The article was not just sexist but also generally demeaning or condescending.

"...my first day at Facebook, the young, plain-looking guys in T-shirts..." "...woman in the office—an administrative assistant—was more animated, smiling toothily as she welcomed me in...."

The bad types of feminists seems to think that all man have power and/or privileges and are oppressors of woman and woman are always the oppressed victims with no privilege or power.
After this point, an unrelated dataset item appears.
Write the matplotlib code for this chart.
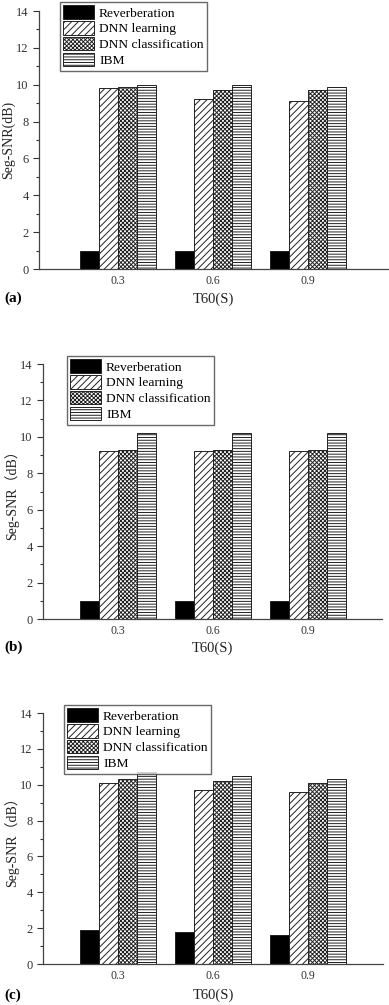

The following quotes made her seem like she might be this type of feminist.

"...slight mocking disapproval that was my new colleagues' default tone in response to anything that resisted their power...."

"...Facebook album that Monday I was struck by the loaded nature of the image, ripe for interpretation, in which Mark appeared to be commanding a female employee to submit..."

"...photo was taken and posted on Facebook is that it didn't occur to anyone in the office that there was anything wrong with it, or that it revealed something unattractive about the culture of Facebook."

"...As Mark wrote on his business card with boyish hubris, "I'm CEO, bitch." The image of me in the bearskin was saying that power wasn't something to be questioned; it was something to collect and brandish..."

IIRC the "I'm CEO, bitch." business cards had to do with developers not becoming CEO of the company and not making as much money from their own creation.

"When I met Sheryl, the first thing I said was that she had really good skin," Mark continued, "and she does," he said, gesturing toward Sheryl, whose face had an admittedly creamy tone.

Was Mark talking about the actual skin or that she had good thick skin? It's pretty ironic if this is criticism of Mark considering she writes about peoples appearances in a condescending way.

No offense, but that comes off as extremely conceited.
Yes, usually any misogyny on hacker news is at least concealed behind pseudo rational arguments.
"unrepentantly boyish" is OK in certain places. Like, a boys' school, or a strip club or something. Our society has decided that work should not be one of those places, and we've enshrined that in law.
What laws? Could you please define "unrepentantly boyish"?